Hope dies hard; and there was always the chance that the child might make her way home again, or that I might hear of her or from her in some roundabout way; for at least her body had not been found. But after two months of utterly unsuccessful search, almost continuous by day and night, I was pretty desperate now, standing up there on the roof of the building in New York in which I had taken an apartment.
Everything else had been dropped and I had moved to New York. I had been in queer places and seen queer sights during those eight weeks. I had pierced the outer, commonplace integument of a great city—the shifting scene of blank, reserved humanity that meets the casual eye—and had been caught up and swept nearly off my feet once or twice in the seething welter of passion and crime that swells and ebbs beneath the city’s impassive exterior.
But of the slip of a girl I sought and now almost dreaded to find I could learn—nothing.
Stretching away below me as I watched, the city crouched purring, like some great animal motionless and watchful. I hated it actively for what it had done to me, longing to tear out its secret by violence, if need be. But after a while sanity slowly returned and the momentary madness faded. I can only say in excuse that the gnawing anxiety of those two months must have somewhat undermined a pretty normal point of view.

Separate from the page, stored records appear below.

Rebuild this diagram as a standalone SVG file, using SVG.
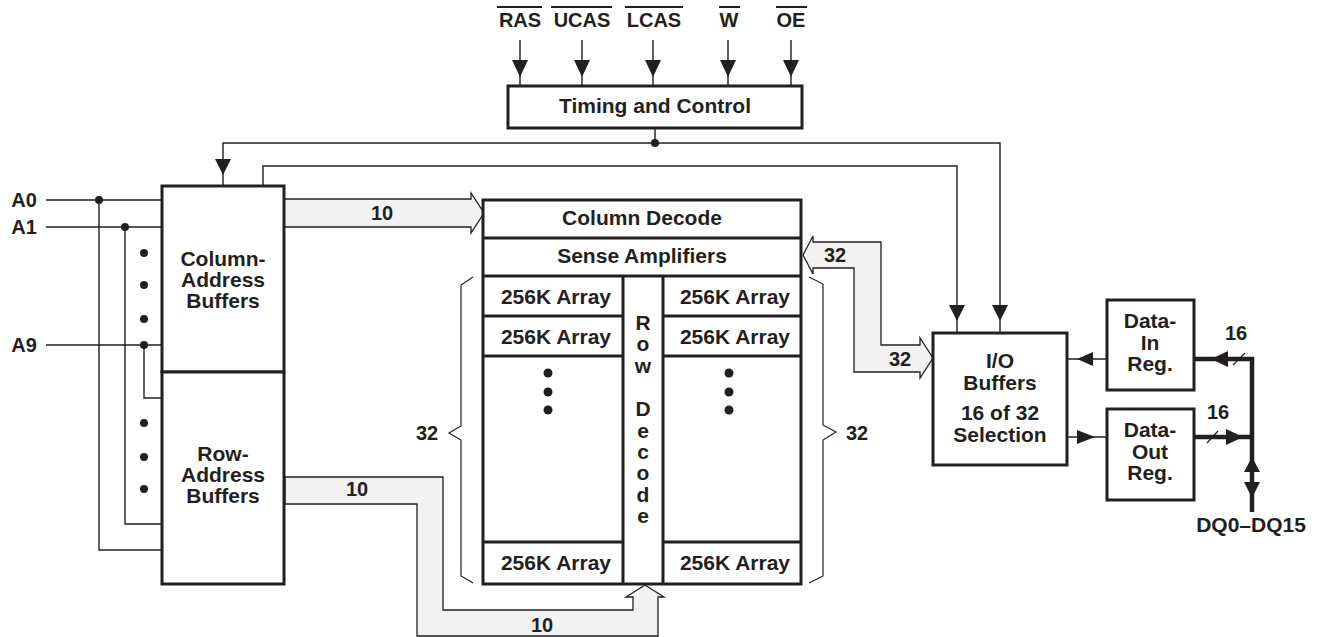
<svg xmlns="http://www.w3.org/2000/svg" width="1327" height="637" viewBox="0 0 1327 637">
<defs>
<style>
text{font-family:"Liberation Sans",Arial,Helvetica,sans-serif;font-weight:bold;font-size:21px;fill:#231f20;text-anchor:middle}
.lbl{font-size:20px}
.box{fill:#fff;stroke:#231f20;stroke-width:3}
.ln{fill:none;stroke:#231f20;stroke-width:1.4}
.thin{fill:none;stroke:#231f20;stroke-width:1.2}
.bus{fill:#f2f2f2;stroke:#231f20;stroke-width:1.3;stroke-linejoin:miter}
.thick{fill:none;stroke:#231f20;stroke-width:4.5}
.head{fill:#231f20;stroke:none}
.dot{fill:#231f20}
.ov{stroke:#231f20;stroke-width:2}
</style>
</defs>
<rect width="1327" height="637" fill="#fff"/>

<g id="connectors">
  <g id="signals">
    <line class="ov" x1="497" y1="7" x2="542" y2="7"/>
    <line class="ov" x1="551" y1="7" x2="612" y2="7"/>
    <line class="ov" x1="625" y1="7" x2="683" y2="7"/>
    <line class="ov" x1="719" y1="7" x2="740" y2="7"/>
    <line class="ov" x1="776" y1="7" x2="807" y2="7"/>
    <text class="lbl" x="520" y="27">RAS</text>
    <text class="lbl" x="582" y="27">UCAS</text>
    <text class="lbl" x="654" y="27">LCAS</text>
    <text class="lbl" x="729" y="27">W</text>
    <text class="lbl" x="791" y="27">OE</text>
    <path class="ln" d="M520,40V86M582,40V86M653,40V86M728,40V86M791,40V86"/>
    <path class="head" d="M512,60H528L520,77ZM574,60H590L582,77ZM645,60H661L653,77ZM720,60H736L728,77ZM783,60H799L791,77Z"/>
  </g>
  <path class="ln" d="M655,128V143M223,186V143H1000V333"/>
  <circle class="dot" cx="655" cy="143" r="4"/>
  <path class="head" d="M215,159H231L223,175Z"/>
  <path class="head" d="M992,305H1008L1000,321Z"/>
  <path class="ln" d="M263,186V166H957V333"/>
  <path class="head" d="M949,305H965L957,321Z"/>

  <text class="lbl" x="24" y="207">A0</text>
  <text class="lbl" x="24" y="234">A1</text>
  <text class="lbl" x="24" y="352">A9</text>
  <path class="ln" d="M46,200H162M46,227H162M46,345H162"/>
  <path class="ln" d="M99,200V550H162M125,227V524H162M144,345V398H162"/>
  <circle class="dot" cx="99" cy="200" r="4"/>
  <circle class="dot" cx="125" cy="227" r="4"/>
  <circle class="dot" cx="144" cy="345" r="4"/>
  <circle class="dot" cx="144" cy="253" r="4"/>
  <circle class="dot" cx="144" cy="285" r="4"/>
  <circle class="dot" cx="144" cy="319" r="4"/>
  <circle class="dot" cx="144" cy="423" r="4"/>
  <circle class="dot" cx="144" cy="457" r="4"/>
  <circle class="dot" cx="144" cy="489" r="4"/>

  <path class="bus" d="M284,199H471V193L484,213L471,233V227H284Z"/>
  <text class="lbl" x="382" y="220">10</text>

  <path class="bus" d="M285,477H443V610H633V597H626L645,585L664,597H658V636H417V504H285Z"/>
  <text class="lbl" x="357" y="496">10</text>
  <text class="lbl" x="542" y="632">10</text>

  <path class="bus" d="M803,255L813,236V242H881V345H920V338L933,358L920,378V372H854V268H813V274Z"/>
  <text class="lbl" x="835" y="262">32</text>
  <text class="lbl" x="900" y="366">32</text>

  <path class="thin" d="M473,277L461,285V426L449,433L461,440V576L473,583"/>
  <path class="thin" d="M809,277L823,284V425L836,432L823,440V576L809,583"/>
  <text class="lbl" x="427" y="440">32</text>
  <text class="lbl" x="857" y="440">32</text>

  <path class="ln" d="M1107,359H1067"/>
  <path class="head" d="M1093,352V366L1077,359Z"/>
  <path class="ln" d="M1067,437H1107"/>
  <path class="head" d="M1077,430V444L1095,437Z"/>
  <path class="thick" d="M1194,359H1252V512M1194,437H1252"/>
  <path class="head" d="M1228,351V367L1211,359Z"/>
  <path class="head" d="M1226,429V445L1243,437Z"/>
  <path class="head" d="M1244,472H1260L1252,457Z"/>
  <path class="head" d="M1244,482H1260L1252,498Z"/>
  <path class="thin" d="M1233,365L1245,353M1207,443L1218,431"/>
  <text class="lbl" x="1236" y="340">16</text>
  <text class="lbl" x="1218" y="419">16</text>
  <text x="1251" y="532">DQ0–DQ15</text>
</g>

<g id="timing-control">
  <rect class="box" x="508" y="86" width="294" height="42"/>
  <text x="655" y="113">Timing and Control</text>
</g>

<g id="column-address-buffers">
  <rect class="box" x="162" y="186" width="122" height="186"/>
  <text x="223" y="266">Column-</text>
  <text x="223" y="287">Address</text>
  <text x="223" y="308">Buffers</text>
</g>

<g id="row-address-buffers">
  <rect class="box" x="162" y="372" width="122" height="212"/>
  <text x="223" y="461">Row-</text>
  <text x="223" y="482">Address</text>
  <text x="223" y="503">Buffers</text>
</g>

<g id="memory-array">
  <rect class="box" x="483" y="200" width="318" height="384"/>
  <path class="box" d="M483,238H801M483,276H801M623,276V584M663,276V584M483,316H623M483,356H623M483,542H623M663,316H801M663,356H801M663,542H801"/>
  <text x="642" y="225">Column Decode</text>
  <text x="642" y="263">Sense Amplifiers</text>
  <text x="556" y="304">256K Array</text>
  <text x="556" y="344">256K Array</text>
  <text x="556" y="570">256K Array</text>
  <text x="735" y="304">256K Array</text>
  <text x="735" y="344">256K Array</text>
  <text x="735" y="570">256K Array</text>
  <circle class="dot" cx="548" cy="373" r="4.5"/>
  <circle class="dot" cx="548" cy="392" r="4.5"/>
  <circle class="dot" cx="548" cy="410" r="4.5"/>
  <circle class="dot" cx="729" cy="373" r="4.5"/>
  <circle class="dot" cx="729" cy="392" r="4.5"/>
  <circle class="dot" cx="729" cy="410" r="4.5"/>
  <g id="row-decode">
    <text x="643" y="330">R</text>
    <text x="643" y="351">o</text>
    <text x="643" y="373">w</text>
    <text x="643" y="416">D</text>
    <text x="643" y="438">e</text>
    <text x="643" y="459">c</text>
    <text x="643" y="480">o</text>
    <text x="643" y="502">d</text>
    <text x="643" y="523">e</text>
  </g>
</g>

<g id="io-buffers">
  <rect class="box" x="933" y="333" width="134" height="132"/>
  <text x="1000" y="368">I/O</text>
  <text x="1000" y="390">Buffers</text>
  <text x="1000" y="420">16 of 32</text>
  <text x="1000" y="442">Selection</text>
</g>

<g id="data-in-reg">
  <rect class="box" x="1107" y="300" width="87" height="90"/>
  <text x="1150" y="328">Data-</text>
  <text x="1150" y="350">In</text>
  <text x="1150" y="371">Reg.</text>
</g>

<g id="data-out-reg">
  <rect class="box" x="1107" y="409" width="87" height="91"/>
  <text x="1150" y="437">Data-</text>
  <text x="1150" y="459">Out</text>
  <text x="1150" y="480">Reg.</text>
</g>
</svg>
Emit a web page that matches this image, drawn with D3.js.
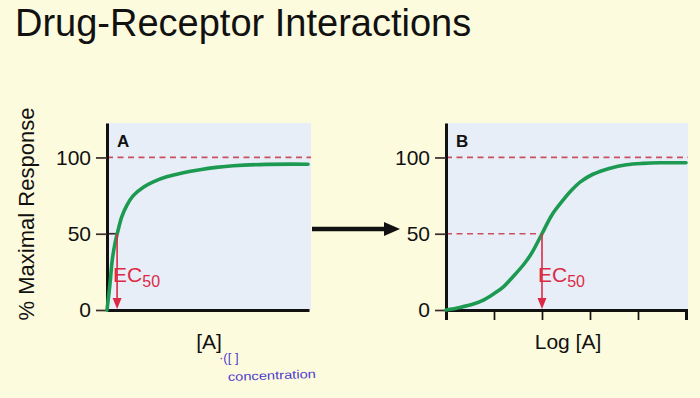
<!DOCTYPE html>
<html>
<head>
<meta charset="utf-8">
<script src="https://cdn.jsdelivr.net/npm/d3@7"></script>
<style>
  html, body { margin: 0; padding: 0; background: #fdfbdd; }
  svg { display: block; }
  text { font-family: "Liberation Sans", Arial, Helvetica, sans-serif; }
</style>
</head>
<body>
<svg id="chart" width="700" height="398"></svg>
<script>
// ---------- data ----------
const titleText = "Drug-Receptor Interactions";
const yAxisTitle = "% Maximal Response";
const yTicks = [0, 50, 100];
const yTickLabels = ["0", "50", "100"];

// Panel A: response vs concentration [A]
const concA = [0, 0.3, 0.52, 0.79, 1.02, 1.46, 1.95, 2.6, 3.6, 4.58, 5.9, 7.55, 9.2, 10.8, 12.5, 15.8, 19.9];
const respA = [0, 17.5, 32.8, 43.7, 50.2, 61, 68.5, 75, 80.5, 84, 87.3, 90, 92, 93.5, 94.6, 95.5, 95.6];
const ec50A = 1.0;

// Panel B: response vs log[A]
const logB = [0, 0.29, 0.57, 0.78, 0.99, 1.19, 1.40, 1.61, 1.78, 2.0, 2.2, 2.4, 2.6, 2.8, 3.06, 3.42, 3.76, 4.1, 4.46, 5.0];
const respB = [0, 1.7, 3.9, 6.5, 10.5, 15, 22, 29.5, 37, 50, 62, 70.5, 78, 84, 89, 93, 95.2, 96.1, 96.5, 96.5];
const ec50B = 2.0;
const xTicksB = [0, 1, 2, 3, 4, 5];

const maxLine = 100, halfLine = 50;
const panelLabels = ["A", "B"];
const xLabels = ["[A]", "Log [A]"];
const noteLines = ["·([ ]", "concentration"];

// ---------- layout ----------
const svg = d3.select("#chart");
const C = {
  bg: "#fdfbdd", plot: "#e8eef8", green: "#1c9a52", dash: "#c9505f",
  red: "#dc2a44", axis: "#111", tick: "#3a2a2a", note: "#4d3bcf"
};

svg.append("rect").attr("width", 700).attr("height", 398).attr("fill", C.bg);

svg.append("text").attr("x", 15).attr("y", 36)
  .attr("font-size", 38).attr("fill", "#111").text(titleText);

svg.append("text")
  .attr("transform", "translate(34,214) rotate(-90)")
  .attr("text-anchor", "middle").attr("font-size", 22).attr("fill", "#111")
  .text(yAxisTitle);

const y = d3.scaleLinear().domain([0, 122.6]).range([310, 123]);

const xA = d3.scaleLinear().domain([0, 20]).range([107, 309]);
const xB = d3.scaleLinear().domain([0, 5]).range([446, 686]);

const line = (xs) => d3.line().x(d => xs(d[0])).y(d => y(d[1])).curve(d3.curveCatmullRom.alpha(0.5));

function panel(xs, xd, yd, ec50, label, xLabel, isLog) {
  const g = svg.append("g");
  const [x0, x1] = xs.range();
  // plot background
  g.append("rect").attr("x", x0).attr("y", y.range()[1])
    .attr("width", x1 - x0 + 2).attr("height", y(0) - y.range()[1]).attr("fill", C.plot);

  // dashed 100 line
  g.append("line").attr("x1", x0).attr("x2", x1 + 2).attr("y1", y(maxLine)).attr("y2", y(maxLine))
    .attr("stroke", C.dash).attr("stroke-width", 1.7).attr("stroke-dasharray", "6,4.5");
  // dashed 50 line to EC50
  g.append("line").attr("x1", x0).attr("x2", xs(ec50)).attr("y1", y(halfLine)).attr("y2", y(halfLine))
    .attr("stroke", isLog ? C.dash : C.tick).attr("stroke-width", 1.7).attr("stroke-dasharray", isLog ? "6,4.5" : null);

  // y axis
  const ya = d3.axisLeft(y).tickValues(yTicks).tickFormat((d, i) => yTickLabels[i])
    .tickSize(11).tickSizeOuter(0).tickPadding(5);
  const yg = g.append("g").attr("transform", `translate(${x0},0)`).call(ya);
  yg.select(".domain").attr("stroke", C.axis).attr("stroke-width", 3);
  yg.selectAll(".tick line").attr("stroke", C.tick).attr("stroke-width", 1.7);
  yg.selectAll(".tick text").attr("font-size", 21).attr("fill", "#111")
    .attr("font-family", "Liberation Sans, Arial, sans-serif");

  // x axis
  const xa = d3.axisBottom(xs).tickFormat("").tickSizeOuter(0);
  if (isLog) xa.tickValues(xTicksB).tickSize(10); else xa.tickValues([]).tickSize(0);
  const xg = g.append("g").attr("transform", `translate(0,${y(0)})`).call(xa);
  xg.select(".domain").attr("stroke", C.axis).attr("stroke-width", 3);
  xg.selectAll(".tick line").attr("stroke", C.axis).attr("stroke-width", 1.7);

  // curve
  g.append("path").datum(xd.map((v, i) => [v, yd[i]]))
    .attr("d", line(xs)).attr("fill", "none").attr("stroke", C.green)
    .attr("stroke-width", 3.6).attr("stroke-linecap", "round");

  // EC50 arrow
  const ex = xs(ec50);
  g.append("line").attr("x1", ex).attr("x2", ex).attr("y1", y(halfLine)).attr("y2", y(0) - 8)
    .attr("stroke", C.red).attr("stroke-width", 1.6);
  g.append("path").attr("d", `M${ex - 4.5},${y(0) - 12} L${ex + 4.5},${y(0) - 12} L${ex},${y(0) - 1} Z`)
    .attr("fill", C.red);
  const t = g.append("text").attr("x", ex - 4).attr("y", 282).attr("fill", C.red).attr("font-size", 21);
  t.append("tspan").text("EC");
  t.append("tspan").attr("font-size", 16).attr("dy", 5).text("50");

  // panel label
  g.append("text").attr("x", x0 + 10).attr("y", 147).attr("font-size", 17).attr("font-weight", "bold")
    .attr("fill", "#111").text(label);
  // x label
  g.append("text").attr("x", isLog ? 568 : 209).attr("y", 349).attr("text-anchor", "middle")
    .attr("font-size", 21).attr("fill", "#111").text(xLabel);
}

panel(xA, concA, respA, ec50A, panelLabels[0], xLabels[0], false);
panel(xB, logB, respB, ec50B, panelLabels[1], xLabels[1], true);

// arrow between panels
svg.append("line").attr("x1", 312).attr("x2", 388).attr("y1", 229).attr("y2", 229)
  .attr("stroke", "#111").attr("stroke-width", 4.5);
svg.append("path").attr("d", "M384,222 L400,229 L384,236 Z").attr("fill", "#111");

// handwritten note
svg.append("text").attr("x", 219).attr("y", 362).attr("font-size", 13)
  .attr("fill", C.note).attr("font-family", "DejaVu Sans, sans-serif").text(noteLines[0]);
svg.append("text").attr("x", 228).attr("y", 381).attr("font-size", 12)
  .attr("textLength", 88).attr("lengthAdjust", "spacingAndGlyphs")
  .attr("transform", "rotate(-2,228,381)")
  .attr("fill", C.note).attr("font-family", "DejaVu Sans, sans-serif").text(noteLines[1]);
</script>
</body>
</html>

But with returning sanity came a slow resolve. Up to now I had been seeking blindly, with no plan—no definite aim, no thought of the future. From now on I vowed that my life should be given up to the search; that nothing should interfere with it; that only death or success should put an end to it. The resolve brought me a curious sense of peace. That much I could do—even though it were all I could do. But that much should be done.
With the thought I turned away from the parapet to go to my rooms below and try to lay out some sort of a campaign for the future. As I turned a touch fell upon my arm and I found Larry standing beside me. In the dim light from the open doorway that led to the roof I could detect the half-veiled pity in his eyes.
I had acquired Larry a couple of weeks before, or rather had had him more or less thrust upon me, and had not regretted it.
Early in the search I bought a small light car and scoured the city night after night in it, in the hope of catching a glimpse of Margaret. One night I had been driving slowly along the Bowery. It was very late and the long, wide, cobbled street under the L structure was deserted. But as I came to a corner, Larry darted out of a side street, yanked open the rear door of the car and dropped into the obscurity of the tonneau behind me, with “For God’s sake, d‑r‑r‑rive on, sor. It’s half a dozen of them gangsters is after me!”